Kicking Train’s caboose by showing them how it should be done was fellow West Coasters Maroon 5, who took no prisoners from the get-go. Opening with their hit “Moves Like Jagger,” singer and The Voice judge Adam Levine and his five-man electrical band brought the funk out early, racing through “Harder To Breathe,” “Sunday Morning,” “If I Never See Your Face Again” and “Misery” without stopping for breath. Prince-inspired rhythmic guitar flourishes and a pulsing disco beat got the crowd engaged in some fancy footwork, and in case there was a dense bulb in the audience who couldn’t connect the dots, a giant disco ball was unveiled to feed the party vibe.
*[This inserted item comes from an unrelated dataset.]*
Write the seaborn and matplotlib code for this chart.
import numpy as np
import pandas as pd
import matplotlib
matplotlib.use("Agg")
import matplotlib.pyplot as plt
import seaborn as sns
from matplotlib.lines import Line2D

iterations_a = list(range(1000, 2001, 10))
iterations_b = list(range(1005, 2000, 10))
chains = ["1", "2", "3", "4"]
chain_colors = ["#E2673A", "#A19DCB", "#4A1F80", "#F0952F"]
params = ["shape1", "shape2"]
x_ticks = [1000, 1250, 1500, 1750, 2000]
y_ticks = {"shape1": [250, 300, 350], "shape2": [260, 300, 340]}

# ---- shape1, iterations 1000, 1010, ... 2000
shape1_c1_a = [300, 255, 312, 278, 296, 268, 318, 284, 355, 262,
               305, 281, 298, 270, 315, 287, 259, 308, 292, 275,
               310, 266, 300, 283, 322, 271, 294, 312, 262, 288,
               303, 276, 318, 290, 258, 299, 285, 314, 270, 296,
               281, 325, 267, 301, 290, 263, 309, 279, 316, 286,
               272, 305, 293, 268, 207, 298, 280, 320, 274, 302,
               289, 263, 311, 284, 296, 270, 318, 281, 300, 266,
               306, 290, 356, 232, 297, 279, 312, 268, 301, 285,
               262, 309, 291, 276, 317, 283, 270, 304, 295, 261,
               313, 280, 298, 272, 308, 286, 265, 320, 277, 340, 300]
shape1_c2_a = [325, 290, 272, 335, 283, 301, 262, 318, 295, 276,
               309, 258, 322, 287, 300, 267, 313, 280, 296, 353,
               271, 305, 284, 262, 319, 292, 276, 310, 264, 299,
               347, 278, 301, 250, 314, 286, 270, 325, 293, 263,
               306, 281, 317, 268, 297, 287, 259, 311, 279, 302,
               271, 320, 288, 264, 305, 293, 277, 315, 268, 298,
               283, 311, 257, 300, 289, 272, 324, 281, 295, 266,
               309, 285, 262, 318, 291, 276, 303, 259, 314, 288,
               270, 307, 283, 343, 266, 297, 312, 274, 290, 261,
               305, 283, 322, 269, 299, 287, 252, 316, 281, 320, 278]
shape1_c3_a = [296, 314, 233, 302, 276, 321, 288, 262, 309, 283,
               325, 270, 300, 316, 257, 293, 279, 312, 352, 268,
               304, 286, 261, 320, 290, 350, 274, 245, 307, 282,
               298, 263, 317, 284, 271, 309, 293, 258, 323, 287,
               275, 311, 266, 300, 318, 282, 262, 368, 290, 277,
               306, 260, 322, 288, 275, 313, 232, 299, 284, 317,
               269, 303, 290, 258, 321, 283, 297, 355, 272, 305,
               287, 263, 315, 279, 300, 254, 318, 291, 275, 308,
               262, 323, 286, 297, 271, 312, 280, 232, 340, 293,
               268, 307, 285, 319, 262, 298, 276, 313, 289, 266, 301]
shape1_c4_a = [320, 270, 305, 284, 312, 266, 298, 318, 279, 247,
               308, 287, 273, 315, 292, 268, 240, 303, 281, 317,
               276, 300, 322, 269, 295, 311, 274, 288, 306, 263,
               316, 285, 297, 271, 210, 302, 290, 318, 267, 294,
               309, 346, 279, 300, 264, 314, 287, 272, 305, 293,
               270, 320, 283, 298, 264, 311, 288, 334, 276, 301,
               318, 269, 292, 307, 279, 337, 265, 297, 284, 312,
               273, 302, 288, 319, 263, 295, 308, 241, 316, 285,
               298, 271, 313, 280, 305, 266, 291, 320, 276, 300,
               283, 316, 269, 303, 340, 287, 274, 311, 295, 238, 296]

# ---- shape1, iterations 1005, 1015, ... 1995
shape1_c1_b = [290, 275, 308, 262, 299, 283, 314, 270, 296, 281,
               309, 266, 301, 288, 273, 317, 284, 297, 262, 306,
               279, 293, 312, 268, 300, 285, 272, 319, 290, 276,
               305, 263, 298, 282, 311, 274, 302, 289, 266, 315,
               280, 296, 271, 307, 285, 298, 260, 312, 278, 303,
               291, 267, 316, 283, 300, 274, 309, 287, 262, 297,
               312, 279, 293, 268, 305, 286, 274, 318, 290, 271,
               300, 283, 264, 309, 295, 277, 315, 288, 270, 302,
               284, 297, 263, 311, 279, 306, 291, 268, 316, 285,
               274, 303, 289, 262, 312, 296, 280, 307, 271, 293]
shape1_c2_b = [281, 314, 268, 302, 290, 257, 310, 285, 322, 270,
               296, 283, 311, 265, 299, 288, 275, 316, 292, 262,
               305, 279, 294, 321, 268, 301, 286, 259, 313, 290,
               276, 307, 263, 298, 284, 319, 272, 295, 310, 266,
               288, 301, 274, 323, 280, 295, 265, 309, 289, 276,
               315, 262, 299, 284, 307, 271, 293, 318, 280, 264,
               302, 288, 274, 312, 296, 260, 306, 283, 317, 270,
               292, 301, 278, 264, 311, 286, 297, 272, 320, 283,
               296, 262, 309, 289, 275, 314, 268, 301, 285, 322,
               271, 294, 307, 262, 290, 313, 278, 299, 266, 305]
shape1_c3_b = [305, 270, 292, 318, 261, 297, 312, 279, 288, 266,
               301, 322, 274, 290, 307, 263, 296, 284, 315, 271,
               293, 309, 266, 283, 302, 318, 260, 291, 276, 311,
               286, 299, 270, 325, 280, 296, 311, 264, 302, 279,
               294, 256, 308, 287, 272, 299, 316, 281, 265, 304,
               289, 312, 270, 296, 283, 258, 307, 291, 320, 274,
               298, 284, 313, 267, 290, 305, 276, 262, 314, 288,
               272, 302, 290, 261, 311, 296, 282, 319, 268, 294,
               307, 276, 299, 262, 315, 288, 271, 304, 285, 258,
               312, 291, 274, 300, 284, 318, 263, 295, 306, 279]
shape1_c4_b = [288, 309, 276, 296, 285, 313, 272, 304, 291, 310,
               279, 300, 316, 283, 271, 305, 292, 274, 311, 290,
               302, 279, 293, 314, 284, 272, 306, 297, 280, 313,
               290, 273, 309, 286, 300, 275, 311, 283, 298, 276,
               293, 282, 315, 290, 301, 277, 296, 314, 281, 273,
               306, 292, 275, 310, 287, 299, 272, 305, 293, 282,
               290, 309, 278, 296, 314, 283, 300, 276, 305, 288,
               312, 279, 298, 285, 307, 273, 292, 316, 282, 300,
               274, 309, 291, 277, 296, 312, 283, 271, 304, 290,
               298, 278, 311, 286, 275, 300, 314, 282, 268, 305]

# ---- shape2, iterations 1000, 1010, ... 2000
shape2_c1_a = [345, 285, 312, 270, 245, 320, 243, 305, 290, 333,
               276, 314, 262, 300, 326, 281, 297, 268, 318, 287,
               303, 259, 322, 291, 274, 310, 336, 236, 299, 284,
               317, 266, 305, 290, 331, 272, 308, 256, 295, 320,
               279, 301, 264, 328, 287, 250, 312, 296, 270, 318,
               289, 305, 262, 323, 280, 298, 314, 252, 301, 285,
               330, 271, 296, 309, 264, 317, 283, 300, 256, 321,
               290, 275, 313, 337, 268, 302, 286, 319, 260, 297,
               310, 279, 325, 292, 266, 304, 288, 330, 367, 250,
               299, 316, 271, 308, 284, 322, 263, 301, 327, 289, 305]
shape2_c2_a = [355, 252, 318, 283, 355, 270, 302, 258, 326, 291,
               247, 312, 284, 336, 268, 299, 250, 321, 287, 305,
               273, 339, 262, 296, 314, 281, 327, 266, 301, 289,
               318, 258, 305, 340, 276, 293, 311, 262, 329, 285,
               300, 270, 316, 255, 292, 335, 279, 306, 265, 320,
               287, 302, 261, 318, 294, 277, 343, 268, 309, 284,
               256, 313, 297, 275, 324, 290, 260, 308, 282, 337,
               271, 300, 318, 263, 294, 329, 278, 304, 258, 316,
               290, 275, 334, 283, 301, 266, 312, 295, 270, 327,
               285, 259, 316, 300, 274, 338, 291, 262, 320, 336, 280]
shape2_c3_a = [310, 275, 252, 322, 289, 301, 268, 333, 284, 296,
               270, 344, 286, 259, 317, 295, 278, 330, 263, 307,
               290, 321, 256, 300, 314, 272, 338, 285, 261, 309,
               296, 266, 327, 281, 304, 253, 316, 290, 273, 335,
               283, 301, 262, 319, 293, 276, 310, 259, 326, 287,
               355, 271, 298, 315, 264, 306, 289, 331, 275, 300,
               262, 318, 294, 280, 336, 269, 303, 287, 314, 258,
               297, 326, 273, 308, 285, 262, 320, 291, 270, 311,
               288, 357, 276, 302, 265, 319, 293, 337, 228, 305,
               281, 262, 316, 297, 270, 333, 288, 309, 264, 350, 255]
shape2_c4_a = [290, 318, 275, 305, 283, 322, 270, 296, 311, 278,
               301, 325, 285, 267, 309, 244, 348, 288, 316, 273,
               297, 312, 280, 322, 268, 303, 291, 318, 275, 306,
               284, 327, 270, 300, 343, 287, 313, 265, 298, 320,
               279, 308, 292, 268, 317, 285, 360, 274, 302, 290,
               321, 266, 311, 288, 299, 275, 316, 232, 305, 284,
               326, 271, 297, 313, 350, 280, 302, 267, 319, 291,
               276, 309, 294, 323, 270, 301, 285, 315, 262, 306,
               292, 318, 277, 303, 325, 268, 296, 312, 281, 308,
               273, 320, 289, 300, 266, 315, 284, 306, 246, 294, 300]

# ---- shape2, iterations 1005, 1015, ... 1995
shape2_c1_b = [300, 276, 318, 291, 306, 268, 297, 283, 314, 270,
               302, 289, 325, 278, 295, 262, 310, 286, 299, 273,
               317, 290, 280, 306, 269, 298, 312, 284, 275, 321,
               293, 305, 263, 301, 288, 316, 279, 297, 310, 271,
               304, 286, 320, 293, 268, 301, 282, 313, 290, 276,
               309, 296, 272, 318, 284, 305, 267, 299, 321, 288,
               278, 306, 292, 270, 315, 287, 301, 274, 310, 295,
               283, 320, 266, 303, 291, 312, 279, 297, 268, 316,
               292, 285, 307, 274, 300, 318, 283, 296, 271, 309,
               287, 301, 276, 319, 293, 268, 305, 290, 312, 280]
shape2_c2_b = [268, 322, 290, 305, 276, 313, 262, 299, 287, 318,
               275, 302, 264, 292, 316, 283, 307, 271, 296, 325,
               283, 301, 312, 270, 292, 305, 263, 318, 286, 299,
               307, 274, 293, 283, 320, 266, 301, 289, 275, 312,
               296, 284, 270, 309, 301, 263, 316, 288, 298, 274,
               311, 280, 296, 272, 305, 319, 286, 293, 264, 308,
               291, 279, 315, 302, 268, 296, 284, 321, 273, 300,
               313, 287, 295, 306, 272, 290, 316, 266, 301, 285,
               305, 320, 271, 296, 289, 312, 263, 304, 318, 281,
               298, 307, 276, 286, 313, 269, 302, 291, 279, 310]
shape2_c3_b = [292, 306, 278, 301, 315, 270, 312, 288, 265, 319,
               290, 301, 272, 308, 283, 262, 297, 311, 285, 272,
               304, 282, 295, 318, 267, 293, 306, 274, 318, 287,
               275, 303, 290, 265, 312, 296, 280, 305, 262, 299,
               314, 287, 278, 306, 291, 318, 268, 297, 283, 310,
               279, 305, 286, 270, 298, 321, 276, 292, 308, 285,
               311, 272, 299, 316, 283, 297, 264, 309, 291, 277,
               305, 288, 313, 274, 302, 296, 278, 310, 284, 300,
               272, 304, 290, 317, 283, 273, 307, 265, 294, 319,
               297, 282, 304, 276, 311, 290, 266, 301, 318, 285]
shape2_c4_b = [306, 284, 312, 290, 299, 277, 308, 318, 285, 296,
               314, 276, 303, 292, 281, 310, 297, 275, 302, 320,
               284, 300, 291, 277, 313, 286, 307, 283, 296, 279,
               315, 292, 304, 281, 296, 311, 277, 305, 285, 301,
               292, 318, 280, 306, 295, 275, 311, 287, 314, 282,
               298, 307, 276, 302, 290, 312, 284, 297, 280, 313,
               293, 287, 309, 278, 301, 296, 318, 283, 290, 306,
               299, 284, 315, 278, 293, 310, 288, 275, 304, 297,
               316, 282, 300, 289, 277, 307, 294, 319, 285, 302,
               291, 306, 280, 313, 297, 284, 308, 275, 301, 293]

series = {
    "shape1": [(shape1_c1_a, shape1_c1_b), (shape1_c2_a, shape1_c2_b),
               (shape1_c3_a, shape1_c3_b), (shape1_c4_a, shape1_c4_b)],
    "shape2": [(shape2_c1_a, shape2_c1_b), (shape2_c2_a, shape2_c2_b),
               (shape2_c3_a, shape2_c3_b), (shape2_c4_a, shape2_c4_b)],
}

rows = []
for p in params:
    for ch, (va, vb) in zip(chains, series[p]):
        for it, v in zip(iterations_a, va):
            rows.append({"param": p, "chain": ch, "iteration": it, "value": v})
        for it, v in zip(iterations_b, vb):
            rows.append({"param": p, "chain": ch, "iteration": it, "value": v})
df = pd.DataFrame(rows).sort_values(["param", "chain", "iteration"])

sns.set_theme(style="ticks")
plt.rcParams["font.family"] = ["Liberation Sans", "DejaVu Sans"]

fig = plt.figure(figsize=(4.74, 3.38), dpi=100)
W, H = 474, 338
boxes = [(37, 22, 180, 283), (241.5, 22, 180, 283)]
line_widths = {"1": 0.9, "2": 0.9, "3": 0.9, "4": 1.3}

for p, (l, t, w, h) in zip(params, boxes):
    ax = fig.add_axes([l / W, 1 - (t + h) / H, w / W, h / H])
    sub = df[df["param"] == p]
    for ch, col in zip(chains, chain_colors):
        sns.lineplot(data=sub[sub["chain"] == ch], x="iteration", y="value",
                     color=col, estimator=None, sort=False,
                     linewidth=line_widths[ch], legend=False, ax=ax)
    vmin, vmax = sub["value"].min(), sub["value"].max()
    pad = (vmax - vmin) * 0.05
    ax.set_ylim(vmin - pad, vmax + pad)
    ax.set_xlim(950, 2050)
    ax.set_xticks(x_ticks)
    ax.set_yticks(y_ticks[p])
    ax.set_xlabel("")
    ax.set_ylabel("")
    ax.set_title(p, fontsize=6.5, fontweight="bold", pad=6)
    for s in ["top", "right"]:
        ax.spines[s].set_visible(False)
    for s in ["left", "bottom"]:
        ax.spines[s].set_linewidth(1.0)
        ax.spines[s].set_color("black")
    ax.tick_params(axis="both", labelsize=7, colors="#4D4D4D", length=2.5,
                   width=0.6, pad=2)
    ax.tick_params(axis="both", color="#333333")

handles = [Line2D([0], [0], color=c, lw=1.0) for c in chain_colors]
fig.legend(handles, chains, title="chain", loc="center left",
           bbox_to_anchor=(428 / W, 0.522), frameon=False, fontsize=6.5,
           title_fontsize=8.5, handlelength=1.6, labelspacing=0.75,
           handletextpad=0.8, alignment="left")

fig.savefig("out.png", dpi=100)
Suddenly, after warming everyone up, Levine and his crew changed directions and brought a harder-edged rock feel to their execution, as the singer slung a guitar over his shoulder and engaged in solo duels with James Valentine. Throughout “The Sun,” from the band’s latest album Hands All Over, and the upbeat “Wake Up Call” and “Stutter,” the momentum shifted, the continuing thread throughout Maroon 5’s 75-minute set being Levine’s impressive vocal range and effective falsetto.
Although neither Levine nor Monahan were particularly compelling, at least Levine had momentum on his side with strong musicianship and a torrid pace that set the standard for the evening, capping Maroon 5’s set with their stirring breakthrough ballad “She Will Be Loved.” As for Train — well, Pat Monahan isn’t Bono.